Transcribe all the records exactly and omit any images they hold.

• EXERCISE INPUTS
• • •
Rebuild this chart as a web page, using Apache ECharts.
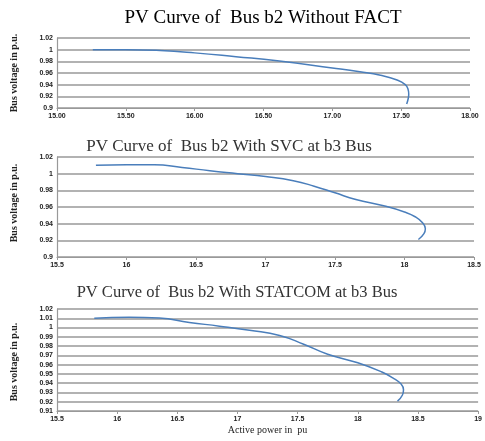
<!DOCTYPE html>
<html>
<head>
<meta charset="utf-8">
<script src="https://cdn.jsdelivr.net/npm/echarts@6/dist/echarts.min.js"></script>
<style>
  html, body { margin: 0; padding: 0; background: #fff; }
  #chart { width: 485px; height: 441px; }
</style>
</head>
<body>
<div id="chart"></div>
<script>
// 数据: 三条PV曲线 (有功功率 P, 电压 V)
const titles = [
    'PV Curve of  Bus b2 Without FACT',
    'PV Curve of  Bus b2 With SVC at b3 Bus',
    'PV Curve of  Bus b2 With STATCOM at b3 Bus'
];
const yAxisName = 'Bus voltage in p.u.';
const xAxisName = 'Active power in  pu';

const p1 = [15.26, 15.5, 15.75, 16.0, 16.3, 16.6, 17.0, 17.2, 17.35, 17.47, 17.53, 17.55, 17.555, 17.55, 17.54];
const v1 = [1.0, 1.0, 0.9985, 0.9945, 0.988, 0.981, 0.9686, 0.962, 0.956, 0.948, 0.940, 0.932, 0.924, 0.915, 0.907];

const p2 = [15.78, 16.0, 16.2, 16.4, 16.6, 16.8, 17.0, 17.2, 17.35, 17.5, 17.65, 17.85, 18.0, 18.08, 18.13, 18.15, 18.14, 18.1];
const v2 = [1.01, 1.0108, 1.0108, 1.0075, 1.0035, 1.0, 0.9965, 0.9915, 0.985, 0.977, 0.969, 0.9615, 0.954, 0.948, 0.941, 0.934, 0.928, 0.921];

const p3 = [15.81, 16.1, 16.35, 16.6, 16.85, 17.1, 17.35, 17.55, 17.75, 18.0, 18.2, 18.3, 18.36, 18.38, 18.37, 18.33];
const v3 = [1.01, 1.0112, 1.0102, 1.0055, 1.0015, 0.997, 0.9915, 0.982, 0.9712, 0.962, 0.952, 0.945, 0.939, 0.933, 0.927, 0.9207];

// 坐标轴范围
const xRanges = [[15, 18, 0.5], [15.5, 18.5, 0.5], [15.5, 19, 0.5]];
const yRanges = [[0.9, 1.02, 0.02], [0.9, 1.02, 0.02], [0.91, 1.02, 0.01]];
const xDecimals = [2, -1, -1];

function pairs(xs, ys) {
    return xs.map((x, i) => [x, ys[i]]);
}

const chart = echarts.init(document.getElementById('chart'));

const grids = [
    { left: 57, right: 15, top: 38, height: 70 },
    { left: 57, right: 11, top: 157, height: 100 },
    { left: 57, right: 3, top: 309, height: 102 }
];
const titlePos = [[263, 18, 19, '#000'], [229, 147, 17, '#333'], [237, 293, 16.5, '#333']];
const yNamePos = [73, 203, 362];

const labelStyle = {
    fontFamily: 'Liberation Sans',
    fontSize: 7,
    fontWeight: 'bold',
    color: '#222'
};

const option = {
    animation: false,
    grid: grids,
    xAxis: xRanges.map((r, i) => ({
        type: 'value',
        gridIndex: i,
        min: r[0],
        max: r[1],
        interval: r[2],
        splitLine: { show: false },
        axisLine: { lineStyle: { color: '#999', width: 1.2 } },
        axisTick: { show: true, length: 3, lineStyle: { color: '#999' } },
        axisLabel: Object.assign({
            margin: 5,
            formatter: v => xDecimals[i] > 0 ? v.toFixed(xDecimals[i]) : String(+v.toFixed(2))
        }, labelStyle),
        name: i === 2 ? xAxisName : '',
        nameLocation: 'middle',
        nameGap: 14,
        nameTextStyle: { fontFamily: 'Liberation Serif', fontSize: 10, color: '#222' }
    })),
    yAxis: yRanges.map((r, i) => ({
        type: 'value',
        gridIndex: i,
        min: r[0],
        max: r[1],
        interval: r[2],
        splitLine: { show: true, lineStyle: { color: '#999', width: 1.5 } },
        axisLine: { show: true, lineStyle: { color: '#999', width: 1.2 } },
        axisTick: { show: false },
        axisLabel: Object.assign({
            margin: 4,
            formatter: v => String(+v.toFixed(3))
        }, labelStyle)
    })),
    graphic: titles.map((t, i) => ({
        type: 'text',
        x: titlePos[i][0],
        y: titlePos[i][1],
        style: {
            text: t,
            align: 'center',
            verticalAlign: 'middle',
            fontFamily: 'Liberation Serif',
            fontSize: titlePos[i][2],
            fill: titlePos[i][3]
        }
    })).concat(yNamePos.map(y => ({
        type: 'text',
        x: 14,
        y: y,
        rotation: Math.PI / 2,
        style: {
            text: yAxisName,
            align: 'center',
            verticalAlign: 'middle',
            fontFamily: 'Liberation Serif',
            fontSize: 10,
            fontWeight: 'bold',
            fill: '#222'
        }
    }))),
    series: [[p1, v1], [p2, v2], [p3, v3]].map((d, i) => ({
        type: 'line',
        xAxisIndex: i,
        yAxisIndex: i,
        data: pairs(d[0], d[1]),
        smooth: 0.5,
        showSymbol: false,
        lineStyle: { color: '#4a7ebb', width: 1.5 }
    }))
};

chart.setOption(option);
</script>
</body>
</html>
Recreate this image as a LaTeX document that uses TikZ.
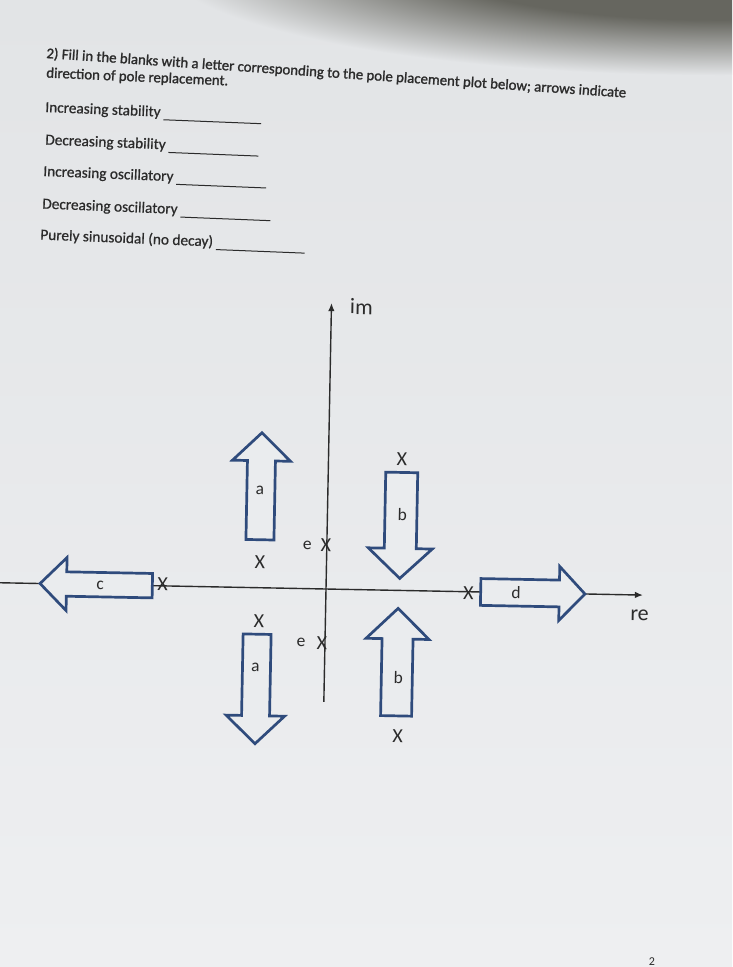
• • •
• RESULT OF THIS TASK
Rebuild this chart as a web page, using Apache ECharts.
<!DOCTYPE html>
<html>
<head>
<meta charset="utf-8">
<script src="https://cdn.jsdelivr.net/npm/echarts@6/dist/echarts.min.js"></script>
<style>
  html, body { margin: 0; padding: 0; background: #fff; }
  #chart { width: 485px; height: 441px; }
</style>
</head>
<body>
<div id="chart"></div>
<script>
// 数据: 三条PV曲线 (有功功率 P, 电压 V)
const titles = [
    'PV Curve of  Bus b2 Without FACT',
    'PV Curve of  Bus b2 With SVC at b3 Bus',
    'PV Curve of  Bus b2 With STATCOM at b3 Bus'
];
const yAxisName = 'Bus voltage in p.u.';
const xAxisName = 'Active power in  pu';

const p1 = [15.26, 15.5, 15.75, 16.0, 16.3, 16.6, 17.0, 17.2, 17.35, 17.47, 17.53, 17.55, 17.555, 17.55, 17.54];
const v1 = [1.0, 1.0, 0.9985, 0.9945, 0.988, 0.981, 0.9686, 0.962, 0.956, 0.948, 0.940, 0.932, 0.924, 0.915, 0.907];

const p2 = [15.78, 16.0, 16.2, 16.4, 16.6, 16.8, 17.0, 17.2, 17.35, 17.5, 17.65, 17.85, 18.0, 18.08, 18.13, 18.15, 18.14, 18.1];
const v2 = [1.01, 1.0108, 1.0108, 1.0075, 1.0035, 1.0, 0.9965, 0.9915, 0.985, 0.977, 0.969, 0.9615, 0.954, 0.948, 0.941, 0.934, 0.928, 0.921];

const p3 = [15.81, 16.1, 16.35, 16.6, 16.85, 17.1, 17.35, 17.55, 17.75, 18.0, 18.2, 18.3, 18.36, 18.38, 18.37, 18.33];
const v3 = [1.01, 1.0112, 1.0102, 1.0055, 1.0015, 0.997, 0.9915, 0.982, 0.9712, 0.962, 0.952, 0.945, 0.939, 0.933, 0.927, 0.9207];

// 坐标轴范围
const xRanges = [[15, 18, 0.5], [15.5, 18.5, 0.5], [15.5, 19, 0.5]];
const yRanges = [[0.9, 1.02, 0.02], [0.9, 1.02, 0.02], [0.91, 1.02, 0.01]];
const xDecimals = [2, -1, -1];

function pairs(xs, ys) {
    return xs.map((x, i) => [x, ys[i]]);
}

const chart = echarts.init(document.getElementById('chart'));

const grids = [
    { left: 57, right: 15, top: 38, height: 70 },
    { left: 57, right: 11, top: 157, height: 100 },
    { left: 57, right: 3, top: 309, height: 102 }
];
const titlePos = [[263, 18, 19, '#000'], [229, 147, 17, '#333'], [237, 293, 16.5, '#333']];
const yNamePos = [73, 203, 362];

const labelStyle = {
    fontFamily: 'Liberation Sans',
    fontSize: 7,
    fontWeight: 'bold',
    color: '#222'
};

const option = {
    animation: false,
    grid: grids,
    xAxis: xRanges.map((r, i) => ({
        type: 'value',
        gridIndex: i,
        min: r[0],
        max: r[1],
        interval: r[2],
        splitLine: { show: false },
        axisLine: { lineStyle: { color: '#999', width: 1.2 } },
        axisTick: { show: true, length: 3, lineStyle: { color: '#999' } },
        axisLabel: Object.assign({
            margin: 5,
            formatter: v => xDecimals[i] > 0 ? v.toFixed(xDecimals[i]) : String(+v.toFixed(2))
        }, labelStyle),
        name: i === 2 ? xAxisName : '',
        nameLocation: 'middle',
        nameGap: 14,
        nameTextStyle: { fontFamily: 'Liberation Serif', fontSize: 10, color: '#222' }
    })),
    yAxis: yRanges.map((r, i) => ({
        type: 'value',
        gridIndex: i,
        min: r[0],
        max: r[1],
        interval: r[2],
        splitLine: { show: true, lineStyle: { color: '#999', width: 1.5 } },
        axisLine: { show: true, lineStyle: { color: '#999', width: 1.2 } },
        axisTick: { show: false },
        axisLabel: Object.assign({
            margin: 4,
            formatter: v => String(+v.toFixed(3))
        }, labelStyle)
    })),
    graphic: titles.map((t, i) => ({
        type: 'text',
        x: titlePos[i][0],
        y: titlePos[i][1],
        style: {
            text: t,
            align: 'center',
            verticalAlign: 'middle',
            fontFamily: 'Liberation Serif',
            fontSize: titlePos[i][2],
            fill: titlePos[i][3]
        }
    })).concat(yNamePos.map(y => ({
        type: 'text',
        x: 14,
        y: y,
        rotation: Math.PI / 2,
        style: {
            text: yAxisName,
            align: 'center',
            verticalAlign: 'middle',
            fontFamily: 'Liberation Serif',
            fontSize: 10,
            fontWeight: 'bold',
            fill: '#222'
        }
    }))),
    series: [[p1, v1], [p2, v2], [p3, v3]].map((d, i) => ({
        type: 'line',
        xAxisIndex: i,
        yAxisIndex: i,
        data: pairs(d[0], d[1]),
        smooth: 0.5,
        showSymbol: false,
        lineStyle: { color: '#4a7ebb', width: 1.5 }
    }))
};

chart.setOption(option);
</script>
</body>
</html>
Recreate this image as a LaTeX document that uses TikZ.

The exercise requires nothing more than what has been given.